■ **To be done**
Repeat every line exactly, keeping the pictures out of the copy.

■ **Provided data**
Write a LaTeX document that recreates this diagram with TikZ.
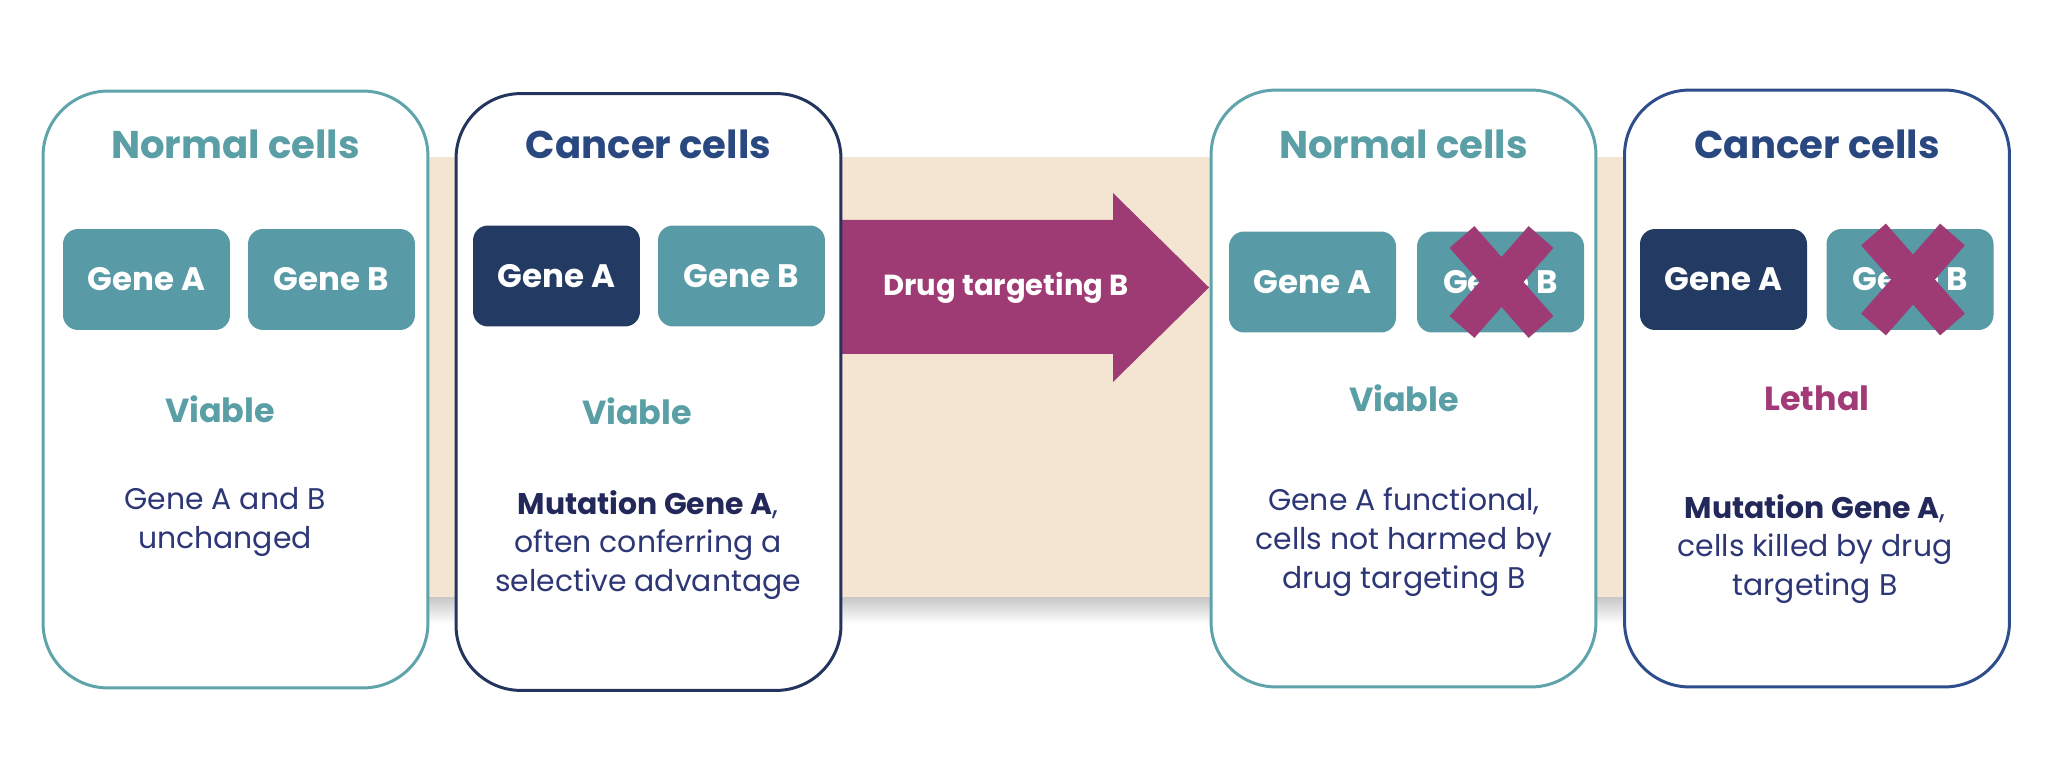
\documentclass[tikz,border=0pt]{standalone}
\usepackage{fontspec}
\setmainfont{Poppins}
\definecolor{tealT}{RGB}{90,158,166}
\definecolor{tealBox}{RGB}{88,155,166}
\definecolor{tealLine}{RGB}{95,163,171}
\definecolor{navyBox}{RGB}{35,58,98}
\definecolor{navyLineA}{RGB}{35,52,94}
\definecolor{navyLineB}{RGB}{46,77,140}
\definecolor{navyTitle}{RGB}{42,72,128}
\definecolor{bodyText}{RGB}{45,55,118}
\definecolor{boldText}{RGB}{35,40,90}
\definecolor{magentaC}{RGB}{158,59,117}
\definecolor{lethalC}{RGB}{162,58,120}
\definecolor{beige}{RGB}{244,228,210}
\tikzset{
  cellbox/.style={draw, line width=1.7pt, fill=white, rounded corners=1.3cm,
    minimum width=7.7cm, minimum height=11.94cm, inner sep=0pt},
  genebox/.style={rounded corners=0.3cm, minimum width=3.34cm, minimum height=2.02cm,
    text=white, font=\bfseries\fontsize{18.5}{20}\selectfont, inner sep=0pt},
  titlelbl/.style={font=\bfseries\fontsize{22}{26}\selectfont},
  statelbl/.style={font=\bfseries\fontsize{19}{22}\selectfont},
  bodylbl/.style={align=center, text=bodyText, font=\fontsize{17}{22}\selectfont},
  crossline/.style={line width=0.66cm, draw=magentaC, line cap=butt},
}
\begin{document}
\begin{tikzpicture}[x=0.02cm,y=-0.02cm]
\useasboundingbox (0,0) rectangle (2048,773);
% band and its shadow
\fill[beige] (300,157) rectangle (1700,597);
\shade[top color=black!22, bottom color=white] (300,597) rectangle (1700,624);
% arrow
\fill[magentaC] (842,220) -- (1113,220) -- (1113,193) -- (1209,287.5) -- (1113,382) -- (1113,354) -- (842,354) -- cycle;
\node[text=white, font=\bfseries\fontsize{16.5}{20}\selectfont] (drug) at (1006,288) {Drug targeting B};
% cell boxes
\node[cellbox, draw=tealLine] (c1) at (235.5,389.5) {};
\node[cellbox, draw=navyLineA] (c2) at (648.5,392) {};
\node[cellbox, draw=tealLine] (c3) at (1403.5,388.5) {};
\node[cellbox, draw=navyLineB] (c4) at (1817,388.5) {};
% titles
\node[titlelbl, text=tealT] (t1) at (235.5,144) {Normal cells};
\node[titlelbl, text=navyTitle] (t2) at (648.5,144) {Cancer cells};
\node[titlelbl, text=tealT] (t3) at (1403.5,144) {Normal cells};
\node[titlelbl, text=navyTitle] (t4) at (1817,144) {Cancer cells};
% gene boxes
\node[genebox, fill=tealBox] (g1a) at (146.5,279.5) {Gene A};
\node[genebox, fill=tealBox] (g1b) at (331.5,279.5) {Gene B};
\node[genebox, fill=navyBox] (g2a) at (556.5,276) {Gene A};
\node[genebox, fill=tealBox] (g2b) at (741.5,276) {Gene B};
\node[genebox, fill=tealBox] (g3a) at (1312.5,282) {Gene A};
\node[genebox, fill=tealBox] (g3b) at (1500.5,282) {Gene B};
\node[genebox, fill=navyBox] (g4a) at (1723.5,279.5) {Gene A};
\node[genebox, fill=tealBox] (g4b) at (1910,279.5) {Gene B};
% crosses
\draw[crossline] (1462,237) -- (1541,327);
\draw[crossline] (1541,237) -- (1462,327);
\draw[crossline] (1873.5,234.5) -- (1952.5,324.5);
\draw[crossline] (1952.5,234.5) -- (1873.5,324.5);
% states
\node[statelbl, text=tealT] (s1) at (220,409) {Viable};
\node[statelbl, text=tealT] (s2) at (637,411) {Viable};
\node[statelbl, text=tealT] (s3) at (1404,398) {Viable};
\node[statelbl, text=lethalC] (s4) at (1817,398) {Lethal};
% descriptions
\node[bodylbl] (d1) at (225,522) {Gene A and B\\unchanged};
\node[bodylbl] (d2) at (648,545) {{\bfseries\color{boldText}Mutation Gene A},\\often conferring a\\selective advantage};
\node[bodylbl] (d3) at (1404,542) {Gene A functional,\\cells not harmed by\\drug targeting B};
\node[bodylbl] (d4) at (1815,549) {{\bfseries\color{boldText}Mutation Gene A},\\cells killed by drug\\targeting B};
\end{tikzpicture}
\end{document}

■ **Solution to the problem**
Write a LaTeX document that recreates this diagram with TikZ.
\documentclass[tikz,border=0pt]{standalone}
\usepackage{fontspec}
\setmainfont{Poppins}
\definecolor{tealT}{RGB}{90,158,166}
\definecolor{tealBox}{RGB}{88,155,166}
\definecolor{tealLine}{RGB}{95,163,171}
\definecolor{navyBox}{RGB}{35,58,98}
\definecolor{navyLineA}{RGB}{35,52,94}
\definecolor{navyLineB}{RGB}{46,77,140}
\definecolor{navyTitle}{RGB}{42,72,128}
\definecolor{bodyText}{RGB}{45,55,118}
\definecolor{boldText}{RGB}{35,40,90}
\definecolor{magentaC}{RGB}{158,59,117}
\definecolor{lethalC}{RGB}{162,58,120}
\definecolor{beige}{RGB}{244,228,210}
\tikzset{
  cellbox/.style={draw, line width=1.7pt, fill=white, rounded corners=1.3cm,
    minimum width=7.7cm, minimum height=11.94cm, inner sep=0pt},
  genebox/.style={rounded corners=0.3cm, minimum width=3.34cm, minimum height=2.02cm,
    text=white, font=\bfseries\fontsize{18.5}{20}\selectfont, inner sep=0pt},
  titlelbl/.style={font=\bfseries\fontsize{22}{26}\selectfont},
  statelbl/.style={font=\bfseries\fontsize{19}{22}\selectfont},
  bodylbl/.style={align=center, text=bodyText, font=\fontsize{17}{22}\selectfont},
  crossline/.style={line width=0.66cm, draw=magentaC, line cap=butt},
}
\begin{document}
\begin{tikzpicture}[x=0.02cm,y=-0.02cm]
\useasboundingbox (0,0) rectangle (2048,773);
% band and its shadow
\fill[beige] (300,157) rectangle (1700,597);
\shade[top color=black!22, bottom color=white] (300,597) rectangle (1700,624);
% arrow
\fill[magentaC] (842,220) -- (1113,220) -- (1113,193) -- (1209,287.5) -- (1113,382) -- (1113,354) -- (842,354) -- cycle;
\node[text=white, font=\bfseries\fontsize{16.5}{20}\selectfont] (drug) at (1006,288) {Drug targeting B};
% cell boxes
\node[cellbox, draw=tealLine] (c1) at (235.5,389.5) {};
\node[cellbox, draw=navyLineA] (c2) at (648.5,392) {};
\node[cellbox, draw=tealLine] (c3) at (1403.5,388.5) {};
\node[cellbox, draw=navyLineB] (c4) at (1817,388.5) {};
% titles
\node[titlelbl, text=tealT] (t1) at (235.5,144) {Normal cells};
\node[titlelbl, text=navyTitle] (t2) at (648.5,144) {Cancer cells};
\node[titlelbl, text=tealT] (t3) at (1403.5,144) {Normal cells};
\node[titlelbl, text=navyTitle] (t4) at (1817,144) {Cancer cells};
% gene boxes
\node[genebox, fill=tealBox] (g1a) at (146.5,279.5) {Gene A};
\node[genebox, fill=tealBox] (g1b) at (331.5,279.5) {Gene B};
\node[genebox, fill=navyBox] (g2a) at (556.5,276) {Gene A};
\node[genebox, fill=tealBox] (g2b) at (741.5,276) {Gene B};
\node[genebox, fill=tealBox] (g3a) at (1312.5,282) {Gene A};
\node[genebox, fill=tealBox] (g3b) at (1500.5,282) {Gene B};
\node[genebox, fill=navyBox] (g4a) at (1723.5,279.5) {Gene A};
\node[genebox, fill=tealBox] (g4b) at (1910,279.5) {Gene B};
% crosses
\draw[crossline] (1462,237) -- (1541,327);
\draw[crossline] (1541,237) -- (1462,327);
\draw[crossline] (1873.5,234.5) -- (1952.5,324.5);
\draw[crossline] (1952.5,234.5) -- (1873.5,324.5);
% states
\node[statelbl, text=tealT] (s1) at (220,409) {Viable};
\node[statelbl, text=tealT] (s2) at (637,411) {Viable};
\node[statelbl, text=tealT] (s3) at (1404,398) {Viable};
\node[statelbl, text=lethalC] (s4) at (1817,398) {Lethal};
% descriptions
\node[bodylbl] (d1) at (225,522) {Gene A and B\\unchanged};
\node[bodylbl] (d2) at (648,545) {{\bfseries\color{boldText}Mutation Gene A},\\often conferring a\\selective advantage};
\node[bodylbl] (d3) at (1404,542) {Gene A functional,\\cells not harmed by\\drug targeting B};
\node[bodylbl] (d4) at (1815,549) {{\bfseries\color{boldText}Mutation Gene A},\\cells killed by drug\\targeting B};
\end{tikzpicture}
\end{document}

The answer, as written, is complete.